Author: Cassiel Kelner (a.k.a. Cassiel)
Series/Genre: Final Fantasy VII
I'll admit it. The main reason I chose Cassiel's "Nobody" to review this month was because it made me cry. Okay, all right, I'm a wuss, I'm a sucker, let's just get that out of the way, lemme alone.
"Nobody" is not an angst-fest. It doesn't pull any heartstrings. It's not a "feel-good" story. No characters are tortured at any point. No one dies. So why did I cry? Because it's painfully, realistically, unromantically bittersweet. That's a good thing. Let me explain:
"Nobody" is based on Final Fantasy VII, the Playstation video game that broke sales records (and production budget records) worldwide. Not surprisingly, it intrigued a number of doujinshika, who collectively penned hundreds of stories about the game's multiple biseinen. One of the more popularly slashed characters has been Vincent Valentine, a tall, brooding long-haired beauty with a generous dash of beast---literally---and a tragic past. One of the almost completely slash-ignored characters of the game has been Reno, one of the yakuza-like "Turks" whom Vincent and the other characters must occasionally fight. It is this unlikely pairing which becomes the focus of "Nobody."
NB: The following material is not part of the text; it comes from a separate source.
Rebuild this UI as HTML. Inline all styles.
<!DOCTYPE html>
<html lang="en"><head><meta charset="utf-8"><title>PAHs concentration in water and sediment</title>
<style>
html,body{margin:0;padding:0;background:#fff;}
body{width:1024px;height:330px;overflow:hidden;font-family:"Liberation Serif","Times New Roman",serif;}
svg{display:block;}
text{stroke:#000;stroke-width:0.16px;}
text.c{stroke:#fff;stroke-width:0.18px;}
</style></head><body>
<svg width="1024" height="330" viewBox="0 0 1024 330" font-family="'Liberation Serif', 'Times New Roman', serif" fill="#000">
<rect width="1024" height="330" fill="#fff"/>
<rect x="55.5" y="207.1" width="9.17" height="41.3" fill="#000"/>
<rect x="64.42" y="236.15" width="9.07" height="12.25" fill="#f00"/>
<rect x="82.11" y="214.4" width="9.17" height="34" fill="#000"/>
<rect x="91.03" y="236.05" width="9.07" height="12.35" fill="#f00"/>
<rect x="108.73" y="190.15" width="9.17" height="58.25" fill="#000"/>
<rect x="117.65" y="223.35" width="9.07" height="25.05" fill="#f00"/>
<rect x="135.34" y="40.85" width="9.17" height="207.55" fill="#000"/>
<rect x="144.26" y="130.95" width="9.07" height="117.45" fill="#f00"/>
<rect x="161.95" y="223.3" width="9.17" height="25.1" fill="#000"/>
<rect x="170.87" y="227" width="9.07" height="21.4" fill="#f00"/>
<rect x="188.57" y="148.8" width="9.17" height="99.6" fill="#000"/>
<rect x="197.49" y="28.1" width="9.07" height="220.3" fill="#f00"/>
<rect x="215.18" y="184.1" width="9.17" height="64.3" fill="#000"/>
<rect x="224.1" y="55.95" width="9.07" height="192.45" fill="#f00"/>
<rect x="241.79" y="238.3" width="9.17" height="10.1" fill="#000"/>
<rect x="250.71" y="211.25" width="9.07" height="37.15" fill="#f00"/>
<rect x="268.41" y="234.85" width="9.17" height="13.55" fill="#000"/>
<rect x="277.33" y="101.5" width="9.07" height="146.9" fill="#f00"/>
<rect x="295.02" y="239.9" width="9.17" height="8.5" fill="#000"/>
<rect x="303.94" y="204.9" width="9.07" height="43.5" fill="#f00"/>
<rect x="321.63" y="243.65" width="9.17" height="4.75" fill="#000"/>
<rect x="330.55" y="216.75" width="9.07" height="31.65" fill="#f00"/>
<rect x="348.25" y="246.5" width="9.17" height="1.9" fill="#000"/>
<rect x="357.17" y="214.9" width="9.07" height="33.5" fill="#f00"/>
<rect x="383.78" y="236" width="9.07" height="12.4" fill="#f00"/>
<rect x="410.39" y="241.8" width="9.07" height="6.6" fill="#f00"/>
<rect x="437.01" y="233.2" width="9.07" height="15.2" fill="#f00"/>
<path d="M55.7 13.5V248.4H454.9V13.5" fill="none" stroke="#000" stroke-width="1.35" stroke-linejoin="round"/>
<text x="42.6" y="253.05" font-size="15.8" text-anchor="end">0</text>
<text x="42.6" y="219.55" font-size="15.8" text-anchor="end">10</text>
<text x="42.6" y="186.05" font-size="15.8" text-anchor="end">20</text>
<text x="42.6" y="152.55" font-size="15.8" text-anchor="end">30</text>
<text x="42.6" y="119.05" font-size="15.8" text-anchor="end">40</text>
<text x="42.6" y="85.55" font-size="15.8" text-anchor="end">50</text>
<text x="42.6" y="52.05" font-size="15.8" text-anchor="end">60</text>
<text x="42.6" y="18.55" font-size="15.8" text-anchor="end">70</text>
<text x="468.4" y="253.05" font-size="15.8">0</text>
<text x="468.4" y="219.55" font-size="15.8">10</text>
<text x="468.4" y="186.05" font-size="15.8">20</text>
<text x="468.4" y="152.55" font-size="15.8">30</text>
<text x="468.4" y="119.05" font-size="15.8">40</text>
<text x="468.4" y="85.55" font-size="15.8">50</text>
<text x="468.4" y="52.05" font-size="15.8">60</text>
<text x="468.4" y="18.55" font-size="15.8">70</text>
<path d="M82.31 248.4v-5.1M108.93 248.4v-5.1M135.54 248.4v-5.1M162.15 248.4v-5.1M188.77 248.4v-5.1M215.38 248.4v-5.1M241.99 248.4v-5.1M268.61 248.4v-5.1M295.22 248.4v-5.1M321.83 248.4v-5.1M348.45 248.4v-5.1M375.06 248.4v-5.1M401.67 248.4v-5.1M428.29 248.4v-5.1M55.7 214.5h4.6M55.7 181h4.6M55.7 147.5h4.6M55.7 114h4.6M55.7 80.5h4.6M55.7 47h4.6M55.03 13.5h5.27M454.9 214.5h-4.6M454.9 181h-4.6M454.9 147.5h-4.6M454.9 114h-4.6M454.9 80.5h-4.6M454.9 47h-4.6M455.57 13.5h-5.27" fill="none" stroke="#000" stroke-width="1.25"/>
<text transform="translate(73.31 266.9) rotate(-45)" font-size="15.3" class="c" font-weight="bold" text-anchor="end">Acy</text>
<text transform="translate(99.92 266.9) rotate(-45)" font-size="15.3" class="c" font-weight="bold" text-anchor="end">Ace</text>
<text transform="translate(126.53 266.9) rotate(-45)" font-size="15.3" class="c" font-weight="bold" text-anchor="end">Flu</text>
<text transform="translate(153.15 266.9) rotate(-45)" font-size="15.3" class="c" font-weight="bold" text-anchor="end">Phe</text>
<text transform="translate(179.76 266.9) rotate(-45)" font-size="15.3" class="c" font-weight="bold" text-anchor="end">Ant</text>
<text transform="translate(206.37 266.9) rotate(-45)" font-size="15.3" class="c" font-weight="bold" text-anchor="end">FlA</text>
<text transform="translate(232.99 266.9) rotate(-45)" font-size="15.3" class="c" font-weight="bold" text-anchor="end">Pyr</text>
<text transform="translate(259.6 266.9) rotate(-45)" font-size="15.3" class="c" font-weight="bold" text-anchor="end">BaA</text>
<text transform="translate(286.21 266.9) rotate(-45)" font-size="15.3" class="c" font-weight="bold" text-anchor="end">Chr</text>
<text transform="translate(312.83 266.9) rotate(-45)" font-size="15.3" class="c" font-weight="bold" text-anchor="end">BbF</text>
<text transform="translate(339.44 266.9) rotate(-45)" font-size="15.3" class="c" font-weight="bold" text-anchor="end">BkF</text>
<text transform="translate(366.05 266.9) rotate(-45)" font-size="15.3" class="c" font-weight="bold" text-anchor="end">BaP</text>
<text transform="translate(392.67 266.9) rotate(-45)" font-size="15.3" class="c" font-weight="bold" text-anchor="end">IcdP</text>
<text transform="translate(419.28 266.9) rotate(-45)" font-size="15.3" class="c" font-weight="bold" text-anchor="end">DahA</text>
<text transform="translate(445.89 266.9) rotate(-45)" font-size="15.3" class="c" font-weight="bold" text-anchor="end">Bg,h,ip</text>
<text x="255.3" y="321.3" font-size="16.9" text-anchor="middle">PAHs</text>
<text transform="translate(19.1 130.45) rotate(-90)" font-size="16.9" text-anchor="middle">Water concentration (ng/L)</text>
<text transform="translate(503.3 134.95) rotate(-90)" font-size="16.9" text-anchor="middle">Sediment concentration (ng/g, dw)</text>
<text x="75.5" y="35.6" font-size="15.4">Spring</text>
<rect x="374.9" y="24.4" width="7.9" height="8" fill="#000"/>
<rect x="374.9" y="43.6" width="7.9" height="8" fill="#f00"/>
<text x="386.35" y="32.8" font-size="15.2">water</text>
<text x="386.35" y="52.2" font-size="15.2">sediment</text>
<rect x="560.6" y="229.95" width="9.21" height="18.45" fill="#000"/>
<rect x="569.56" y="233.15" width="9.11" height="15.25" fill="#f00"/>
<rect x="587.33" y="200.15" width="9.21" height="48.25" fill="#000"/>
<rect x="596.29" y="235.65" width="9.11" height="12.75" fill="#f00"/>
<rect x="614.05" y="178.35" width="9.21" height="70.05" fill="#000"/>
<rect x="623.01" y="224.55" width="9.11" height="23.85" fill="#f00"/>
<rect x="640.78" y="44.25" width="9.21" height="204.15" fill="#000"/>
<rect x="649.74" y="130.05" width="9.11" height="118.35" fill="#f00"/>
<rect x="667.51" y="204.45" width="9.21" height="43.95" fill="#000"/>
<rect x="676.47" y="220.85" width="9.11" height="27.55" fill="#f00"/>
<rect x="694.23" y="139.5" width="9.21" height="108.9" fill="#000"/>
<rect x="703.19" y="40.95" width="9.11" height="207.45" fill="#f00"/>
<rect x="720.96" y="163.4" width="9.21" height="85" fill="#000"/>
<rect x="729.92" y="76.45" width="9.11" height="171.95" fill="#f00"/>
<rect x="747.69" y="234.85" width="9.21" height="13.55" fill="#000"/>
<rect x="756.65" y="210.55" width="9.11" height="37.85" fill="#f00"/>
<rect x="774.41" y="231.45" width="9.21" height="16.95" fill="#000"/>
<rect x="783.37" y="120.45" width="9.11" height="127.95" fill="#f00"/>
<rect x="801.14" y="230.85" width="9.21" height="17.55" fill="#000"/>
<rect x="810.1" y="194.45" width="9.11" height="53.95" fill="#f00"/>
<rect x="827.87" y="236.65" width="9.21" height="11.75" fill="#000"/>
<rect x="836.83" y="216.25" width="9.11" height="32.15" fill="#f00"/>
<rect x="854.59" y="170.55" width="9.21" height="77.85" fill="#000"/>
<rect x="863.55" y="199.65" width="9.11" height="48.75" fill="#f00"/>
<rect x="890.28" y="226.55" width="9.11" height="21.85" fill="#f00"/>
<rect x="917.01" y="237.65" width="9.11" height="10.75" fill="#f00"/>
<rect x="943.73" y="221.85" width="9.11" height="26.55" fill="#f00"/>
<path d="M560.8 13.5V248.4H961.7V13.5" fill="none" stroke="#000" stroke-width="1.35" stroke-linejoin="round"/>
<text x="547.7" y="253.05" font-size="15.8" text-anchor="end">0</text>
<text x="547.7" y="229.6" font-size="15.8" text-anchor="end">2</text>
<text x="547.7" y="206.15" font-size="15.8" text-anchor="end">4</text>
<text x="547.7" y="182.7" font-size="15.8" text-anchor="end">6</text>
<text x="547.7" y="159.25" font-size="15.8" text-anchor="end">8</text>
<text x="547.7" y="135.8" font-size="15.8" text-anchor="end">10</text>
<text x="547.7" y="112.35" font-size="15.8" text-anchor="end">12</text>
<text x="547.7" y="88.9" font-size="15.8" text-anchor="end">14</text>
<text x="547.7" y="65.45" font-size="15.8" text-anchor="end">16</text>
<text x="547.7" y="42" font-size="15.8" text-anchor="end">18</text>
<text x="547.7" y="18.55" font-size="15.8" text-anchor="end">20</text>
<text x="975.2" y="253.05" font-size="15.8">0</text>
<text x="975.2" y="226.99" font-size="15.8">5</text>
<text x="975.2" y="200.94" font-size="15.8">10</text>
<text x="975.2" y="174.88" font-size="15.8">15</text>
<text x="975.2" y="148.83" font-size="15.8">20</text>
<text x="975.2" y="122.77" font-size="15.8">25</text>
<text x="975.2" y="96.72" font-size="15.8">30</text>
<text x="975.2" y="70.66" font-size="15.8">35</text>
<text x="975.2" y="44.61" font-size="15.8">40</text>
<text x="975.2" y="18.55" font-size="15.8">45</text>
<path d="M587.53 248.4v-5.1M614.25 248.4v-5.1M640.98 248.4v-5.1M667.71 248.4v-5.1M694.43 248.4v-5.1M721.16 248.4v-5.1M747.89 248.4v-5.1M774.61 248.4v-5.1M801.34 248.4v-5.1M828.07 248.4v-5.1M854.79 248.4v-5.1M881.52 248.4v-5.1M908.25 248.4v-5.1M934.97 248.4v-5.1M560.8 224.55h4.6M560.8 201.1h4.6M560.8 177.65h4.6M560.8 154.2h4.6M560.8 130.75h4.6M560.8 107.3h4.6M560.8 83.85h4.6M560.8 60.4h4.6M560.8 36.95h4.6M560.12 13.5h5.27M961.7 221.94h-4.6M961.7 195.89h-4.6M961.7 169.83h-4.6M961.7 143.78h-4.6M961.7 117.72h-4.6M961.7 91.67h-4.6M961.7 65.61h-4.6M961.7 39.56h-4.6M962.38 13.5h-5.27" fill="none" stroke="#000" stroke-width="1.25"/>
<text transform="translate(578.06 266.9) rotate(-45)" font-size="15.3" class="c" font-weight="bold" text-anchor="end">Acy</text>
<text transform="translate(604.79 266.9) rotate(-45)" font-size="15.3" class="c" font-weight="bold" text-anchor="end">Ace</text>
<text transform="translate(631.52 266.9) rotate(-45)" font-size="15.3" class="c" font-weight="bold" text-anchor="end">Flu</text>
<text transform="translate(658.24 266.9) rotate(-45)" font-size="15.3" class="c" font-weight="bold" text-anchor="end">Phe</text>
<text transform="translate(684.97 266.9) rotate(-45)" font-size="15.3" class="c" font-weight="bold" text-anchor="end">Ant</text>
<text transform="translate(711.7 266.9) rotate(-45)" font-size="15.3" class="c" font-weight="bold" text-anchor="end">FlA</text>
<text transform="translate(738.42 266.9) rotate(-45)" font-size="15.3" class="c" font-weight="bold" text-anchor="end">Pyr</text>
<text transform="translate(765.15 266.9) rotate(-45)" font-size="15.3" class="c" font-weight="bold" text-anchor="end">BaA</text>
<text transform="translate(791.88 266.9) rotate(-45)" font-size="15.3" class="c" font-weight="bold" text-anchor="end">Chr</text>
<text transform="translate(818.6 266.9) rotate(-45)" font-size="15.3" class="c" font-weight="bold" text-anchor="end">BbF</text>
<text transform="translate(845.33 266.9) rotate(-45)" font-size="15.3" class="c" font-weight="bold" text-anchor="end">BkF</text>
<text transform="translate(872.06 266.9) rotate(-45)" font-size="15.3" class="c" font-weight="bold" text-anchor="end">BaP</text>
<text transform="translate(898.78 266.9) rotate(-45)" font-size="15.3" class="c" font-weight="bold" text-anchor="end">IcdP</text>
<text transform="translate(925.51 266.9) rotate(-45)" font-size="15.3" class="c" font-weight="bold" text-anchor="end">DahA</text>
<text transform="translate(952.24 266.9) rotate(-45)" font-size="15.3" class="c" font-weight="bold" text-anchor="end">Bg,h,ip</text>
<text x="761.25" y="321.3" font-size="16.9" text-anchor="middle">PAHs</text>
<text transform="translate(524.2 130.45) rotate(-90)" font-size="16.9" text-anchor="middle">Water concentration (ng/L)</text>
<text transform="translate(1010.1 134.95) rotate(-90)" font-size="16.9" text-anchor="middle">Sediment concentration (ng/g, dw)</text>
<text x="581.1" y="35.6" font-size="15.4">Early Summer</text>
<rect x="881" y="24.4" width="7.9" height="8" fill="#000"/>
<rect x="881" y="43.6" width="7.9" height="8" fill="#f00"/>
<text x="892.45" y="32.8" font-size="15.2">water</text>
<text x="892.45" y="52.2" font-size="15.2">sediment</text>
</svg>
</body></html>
The story takes place during a lull in the game's storyline that takes place in the town of Wutai, where the Turks and the "good guys" of Vincent's team have called a temporary truce in order to face a common foe. Once the action is over, Vincent leaves his companions, in a melancholy mood, and heads to the town's bar, where he encounters the Turks again. The truce is still on, and so when he sits down to drink himself into oblivion, Reno joins him and the two become drinking buddies for the night. Before the night is done, they've become much more.
And that's it. The plot of "Nobody" is almost nonexistent, but it's an unabashed PWP-style ("Plot? What Plot?") story, so that's fine. A plot would only hamper this story---and indeed, the few concessions to plot that the author makes do slow the story down a bit.
Before getting into the dialogue and character interaction that comprise the heart of the story, the reader must first wade through lengthy descriptions of Vincent's trek to the bar, and Vincent and Reno's efforts to get the unconscious Rude up to his room. The story would have suffered none if it had simply foregone any attempt to explain Vincent's presence alone in the bar, or Reno's unexpected approach. It might have better opened at the point at which Reno sat down to share drinks and misery with his sometime enemy.
Once the reader gets past this setup, the dialogue between Reno and Vincent becomes the focus of the story, and here the story's emotion and subtle development become visible. Through the course of the drinking binge and subsequent conversation, the reader comes to know two lonely, wounded people, both hiding their past tragedies behind masks--- emotionlessness in Vincent's case, and tough-guy nonchalance in Reno's. They are drawn together by a mutual need for simple companionship. The sharing of alcohol and eventually sex are just a means to an end. It is the painful self-disclosure, empathizing, and finally catharsis between the two, which is most important---and most powerful---in this story.
It is the realism with which this is handled that keeps "Nobody" from falling prey to the typical hurt-comfort fanfiction cliché. This is not a romance. It is a communion between two needy people for the purpose of mutual healing, with the possibility of romance in the far future, but only after circumstances and major emotional loose ends are resolved. The story suggests clearly that this romantic resolution may never come to pass, for the characters---and yet the reader is left with a sense of resolution anyhow.
For example: one of the great tragedies of Vincent's past is that he's been surgically mutilated by a mad scientist. In the brief and lyrical sex scene, his scars are revealed, unromanticized and ugly, and his chief mutilation---the metallic claw which has been grafted onto his arm in place of a hand---is incorporated. This is something not often seen in FFVII yaoi doujinshi involving Vincent. What might be ugly in a visual medium becomes a beautiful contrast between the tenderness of the moment and the harshness of reality, in this fanfic.
"Nobody" is short, sweet, and painful. Despite the inherent angst, it lacks the sort of maudlin heavy-handedness that could so easily make this story a tiresome wallow. The pain is sharp, but tempered by hope at the end. The hope is what made me cry.